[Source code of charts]
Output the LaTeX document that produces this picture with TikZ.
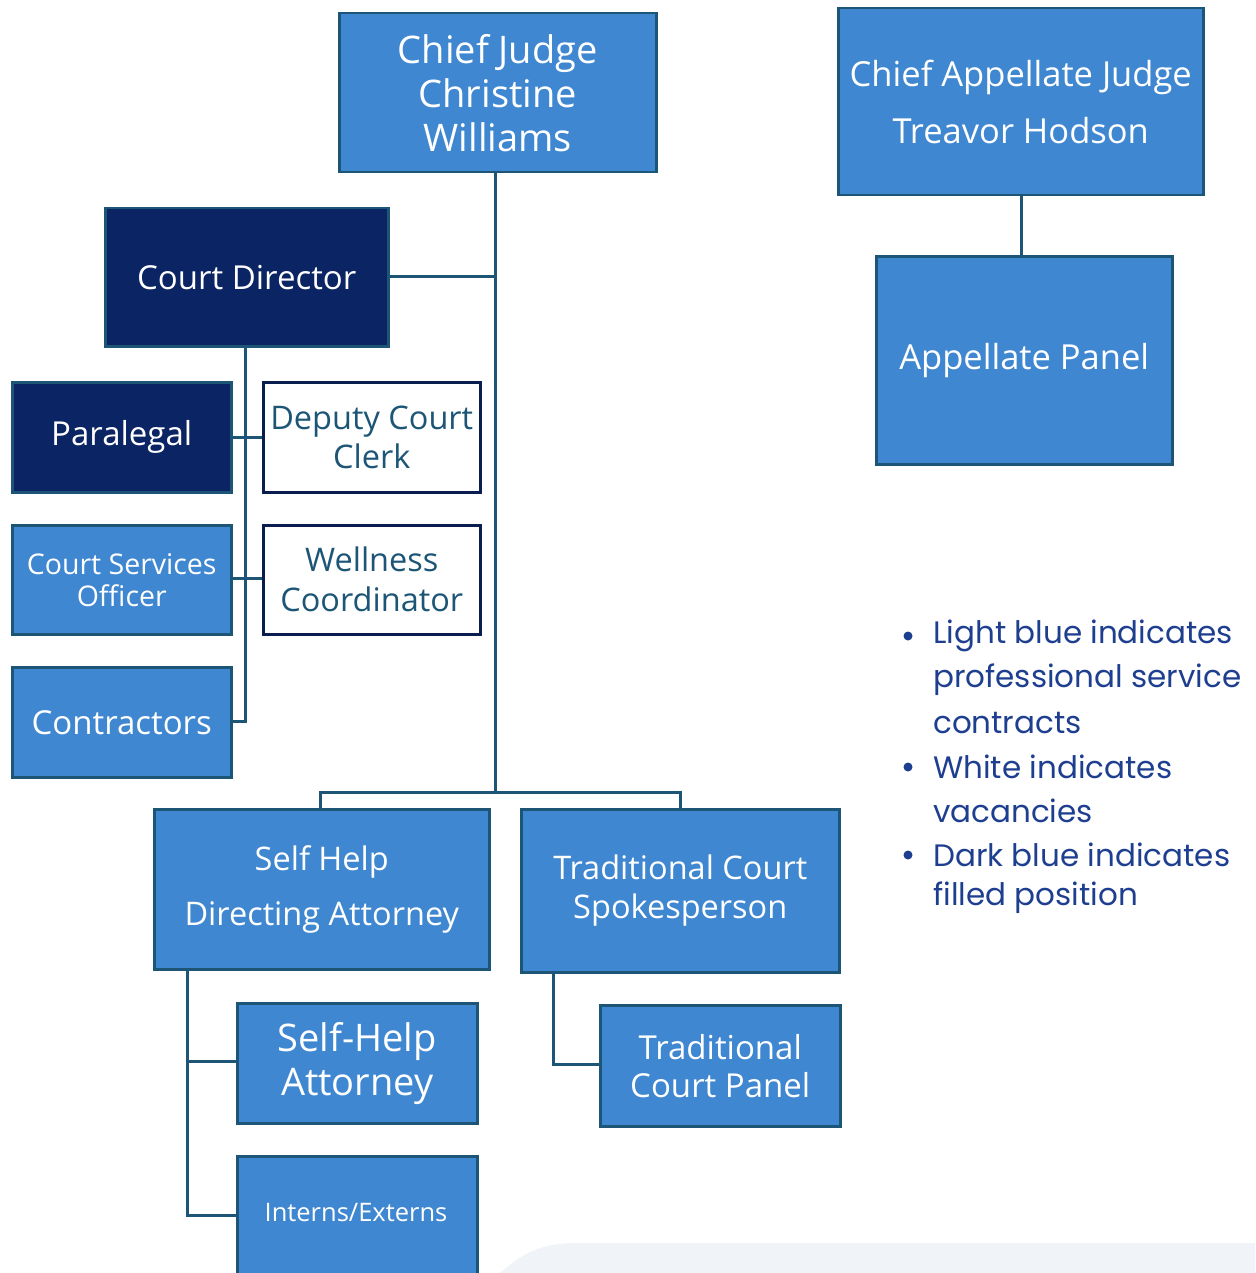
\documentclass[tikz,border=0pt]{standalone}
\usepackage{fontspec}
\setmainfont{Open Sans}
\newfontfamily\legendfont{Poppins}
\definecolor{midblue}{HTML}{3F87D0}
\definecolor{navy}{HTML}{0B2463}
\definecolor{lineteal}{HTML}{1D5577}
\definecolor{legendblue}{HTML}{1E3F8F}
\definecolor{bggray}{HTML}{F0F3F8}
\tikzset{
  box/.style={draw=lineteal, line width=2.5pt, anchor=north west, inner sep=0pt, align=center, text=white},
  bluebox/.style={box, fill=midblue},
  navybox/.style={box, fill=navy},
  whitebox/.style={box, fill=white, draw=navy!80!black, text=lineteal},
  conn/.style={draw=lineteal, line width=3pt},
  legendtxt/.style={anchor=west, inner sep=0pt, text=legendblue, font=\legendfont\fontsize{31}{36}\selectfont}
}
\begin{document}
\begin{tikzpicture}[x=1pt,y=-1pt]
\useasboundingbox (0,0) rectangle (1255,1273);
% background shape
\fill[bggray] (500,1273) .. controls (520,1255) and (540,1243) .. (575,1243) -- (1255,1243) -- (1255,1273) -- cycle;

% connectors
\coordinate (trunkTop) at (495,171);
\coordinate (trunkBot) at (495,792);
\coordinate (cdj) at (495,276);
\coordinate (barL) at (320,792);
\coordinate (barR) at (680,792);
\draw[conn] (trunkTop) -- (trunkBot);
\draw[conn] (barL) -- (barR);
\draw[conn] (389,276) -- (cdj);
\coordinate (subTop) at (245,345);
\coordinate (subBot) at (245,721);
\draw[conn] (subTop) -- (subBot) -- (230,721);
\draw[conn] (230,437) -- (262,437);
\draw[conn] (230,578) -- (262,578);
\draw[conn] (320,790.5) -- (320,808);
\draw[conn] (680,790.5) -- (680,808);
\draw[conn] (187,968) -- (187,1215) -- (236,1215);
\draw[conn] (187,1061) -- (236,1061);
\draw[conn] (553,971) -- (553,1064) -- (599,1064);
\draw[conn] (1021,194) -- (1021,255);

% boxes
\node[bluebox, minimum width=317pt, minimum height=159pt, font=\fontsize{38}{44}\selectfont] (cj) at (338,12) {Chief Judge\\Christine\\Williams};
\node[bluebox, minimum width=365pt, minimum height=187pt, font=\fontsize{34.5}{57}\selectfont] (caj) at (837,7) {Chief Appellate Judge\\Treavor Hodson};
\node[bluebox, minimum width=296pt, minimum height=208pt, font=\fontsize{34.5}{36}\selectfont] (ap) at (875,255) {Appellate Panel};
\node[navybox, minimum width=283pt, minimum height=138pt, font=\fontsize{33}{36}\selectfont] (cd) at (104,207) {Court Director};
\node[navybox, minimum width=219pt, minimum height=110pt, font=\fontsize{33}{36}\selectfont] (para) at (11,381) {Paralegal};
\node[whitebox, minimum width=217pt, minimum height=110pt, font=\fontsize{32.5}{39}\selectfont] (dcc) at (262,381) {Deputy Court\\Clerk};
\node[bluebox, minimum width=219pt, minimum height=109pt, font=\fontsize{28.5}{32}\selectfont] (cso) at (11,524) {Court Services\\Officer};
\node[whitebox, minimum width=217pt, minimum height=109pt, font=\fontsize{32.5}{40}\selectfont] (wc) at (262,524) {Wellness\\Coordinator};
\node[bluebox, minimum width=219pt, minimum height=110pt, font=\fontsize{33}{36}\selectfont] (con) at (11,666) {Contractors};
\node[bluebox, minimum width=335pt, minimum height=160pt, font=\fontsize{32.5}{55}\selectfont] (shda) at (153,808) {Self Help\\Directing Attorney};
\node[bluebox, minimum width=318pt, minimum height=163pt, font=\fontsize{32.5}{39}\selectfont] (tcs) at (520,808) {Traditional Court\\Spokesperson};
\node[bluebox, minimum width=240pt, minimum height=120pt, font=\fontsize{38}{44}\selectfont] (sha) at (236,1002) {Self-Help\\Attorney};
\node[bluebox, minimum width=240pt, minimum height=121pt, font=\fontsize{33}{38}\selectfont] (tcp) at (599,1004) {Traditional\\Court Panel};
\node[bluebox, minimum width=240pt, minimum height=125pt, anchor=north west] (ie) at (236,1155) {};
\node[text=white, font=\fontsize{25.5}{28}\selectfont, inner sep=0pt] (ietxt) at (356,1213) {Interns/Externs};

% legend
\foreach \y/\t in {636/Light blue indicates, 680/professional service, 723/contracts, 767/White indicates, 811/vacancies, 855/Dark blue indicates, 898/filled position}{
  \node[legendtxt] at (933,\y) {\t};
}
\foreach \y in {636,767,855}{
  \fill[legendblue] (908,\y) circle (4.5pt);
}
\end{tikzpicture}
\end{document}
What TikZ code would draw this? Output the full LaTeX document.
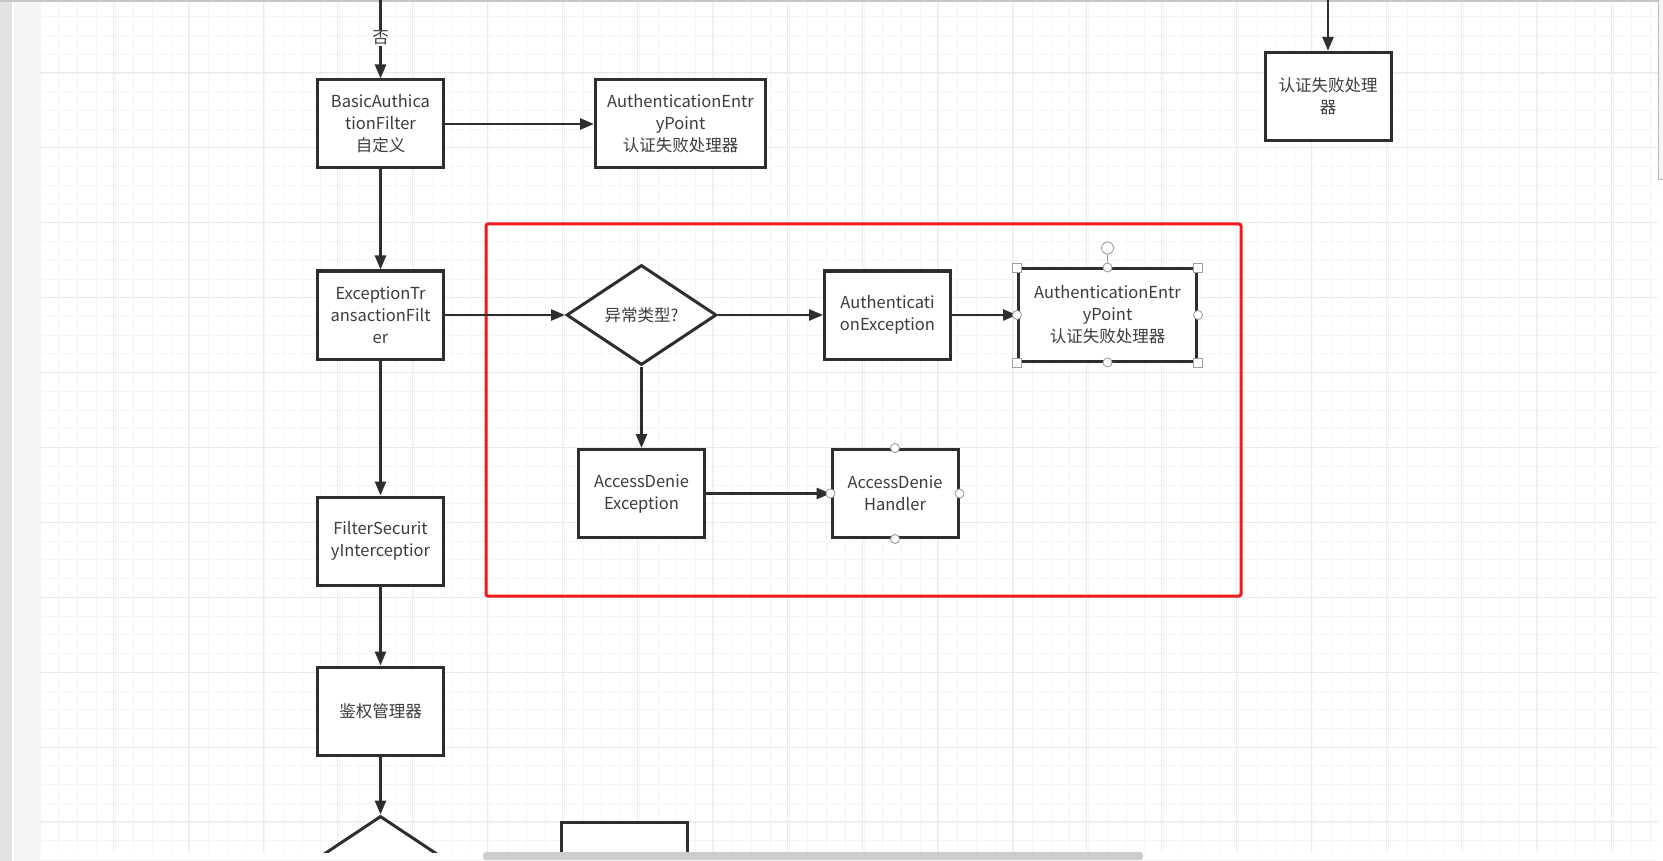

# Given request:
Quote every record above exactly, leaving out any pictures.

# Task output:
Output the LaTeX document that produces this picture with TikZ.
\documentclass[tikz,border=0pt]{standalone}
\usepackage{fontspec}
\setmainfont{Open Sans}
\newfontfamily\legendfont{Poppins}
\definecolor{midblue}{HTML}{3F87D0}
\definecolor{navy}{HTML}{0B2463}
\definecolor{lineteal}{HTML}{1D5577}
\definecolor{legendblue}{HTML}{1E3F8F}
\definecolor{bggray}{HTML}{F0F3F8}
\tikzset{
  box/.style={draw=lineteal, line width=2.5pt, anchor=north west, inner sep=0pt, align=center, text=white},
  bluebox/.style={box, fill=midblue},
  navybox/.style={box, fill=navy},
  whitebox/.style={box, fill=white, draw=navy!80!black, text=lineteal},
  conn/.style={draw=lineteal, line width=3pt},
  legendtxt/.style={anchor=west, inner sep=0pt, text=legendblue, font=\legendfont\fontsize{31}{36}\selectfont}
}
\begin{document}
\begin{tikzpicture}[x=1pt,y=-1pt]
\useasboundingbox (0,0) rectangle (1255,1273);
% background shape
\fill[bggray] (500,1273) .. controls (520,1255) and (540,1243) .. (575,1243) -- (1255,1243) -- (1255,1273) -- cycle;

% connectors
\coordinate (trunkTop) at (495,171);
\coordinate (trunkBot) at (495,792);
\coordinate (cdj) at (495,276);
\coordinate (barL) at (320,792);
\coordinate (barR) at (680,792);
\draw[conn] (trunkTop) -- (trunkBot);
\draw[conn] (barL) -- (barR);
\draw[conn] (389,276) -- (cdj);
\coordinate (subTop) at (245,345);
\coordinate (subBot) at (245,721);
\draw[conn] (subTop) -- (subBot) -- (230,721);
\draw[conn] (230,437) -- (262,437);
\draw[conn] (230,578) -- (262,578);
\draw[conn] (320,790.5) -- (320,808);
\draw[conn] (680,790.5) -- (680,808);
\draw[conn] (187,968) -- (187,1215) -- (236,1215);
\draw[conn] (187,1061) -- (236,1061);
\draw[conn] (553,971) -- (553,1064) -- (599,1064);
\draw[conn] (1021,194) -- (1021,255);

% boxes
\node[bluebox, minimum width=317pt, minimum height=159pt, font=\fontsize{38}{44}\selectfont] (cj) at (338,12) {Chief Judge\\Christine\\Williams};
\node[bluebox, minimum width=365pt, minimum height=187pt, font=\fontsize{34.5}{57}\selectfont] (caj) at (837,7) {Chief Appellate Judge\\Treavor Hodson};
\node[bluebox, minimum width=296pt, minimum height=208pt, font=\fontsize{34.5}{36}\selectfont] (ap) at (875,255) {Appellate Panel};
\node[navybox, minimum width=283pt, minimum height=138pt, font=\fontsize{33}{36}\selectfont] (cd) at (104,207) {Court Director};
\node[navybox, minimum width=219pt, minimum height=110pt, font=\fontsize{33}{36}\selectfont] (para) at (11,381) {Paralegal};
\node[whitebox, minimum width=217pt, minimum height=110pt, font=\fontsize{32.5}{39}\selectfont] (dcc) at (262,381) {Deputy Court\\Clerk};
\node[bluebox, minimum width=219pt, minimum height=109pt, font=\fontsize{28.5}{32}\selectfont] (cso) at (11,524) {Court Services\\Officer};
\node[whitebox, minimum width=217pt, minimum height=109pt, font=\fontsize{32.5}{40}\selectfont] (wc) at (262,524) {Wellness\\Coordinator};
\node[bluebox, minimum width=219pt, minimum height=110pt, font=\fontsize{33}{36}\selectfont] (con) at (11,666) {Contractors};
\node[bluebox, minimum width=335pt, minimum height=160pt, font=\fontsize{32.5}{55}\selectfont] (shda) at (153,808) {Self Help\\Directing Attorney};
\node[bluebox, minimum width=318pt, minimum height=163pt, font=\fontsize{32.5}{39}\selectfont] (tcs) at (520,808) {Traditional Court\\Spokesperson};
\node[bluebox, minimum width=240pt, minimum height=120pt, font=\fontsize{38}{44}\selectfont] (sha) at (236,1002) {Self-Help\\Attorney};
\node[bluebox, minimum width=240pt, minimum height=121pt, font=\fontsize{33}{38}\selectfont] (tcp) at (599,1004) {Traditional\\Court Panel};
\node[bluebox, minimum width=240pt, minimum height=125pt, anchor=north west] (ie) at (236,1155) {};
\node[text=white, font=\fontsize{25.5}{28}\selectfont, inner sep=0pt] (ietxt) at (356,1213) {Interns/Externs};

% legend
\foreach \y/\t in {636/Light blue indicates, 680/professional service, 723/contracts, 767/White indicates, 811/vacancies, 855/Dark blue indicates, 898/filled position}{
  \node[legendtxt] at (933,\y) {\t};
}
\foreach \y in {636,767,855}{
  \fill[legendblue] (908,\y) circle (4.5pt);
}
\end{tikzpicture}
\end{document}
What TikZ code would draw this? Output the full LaTeX document.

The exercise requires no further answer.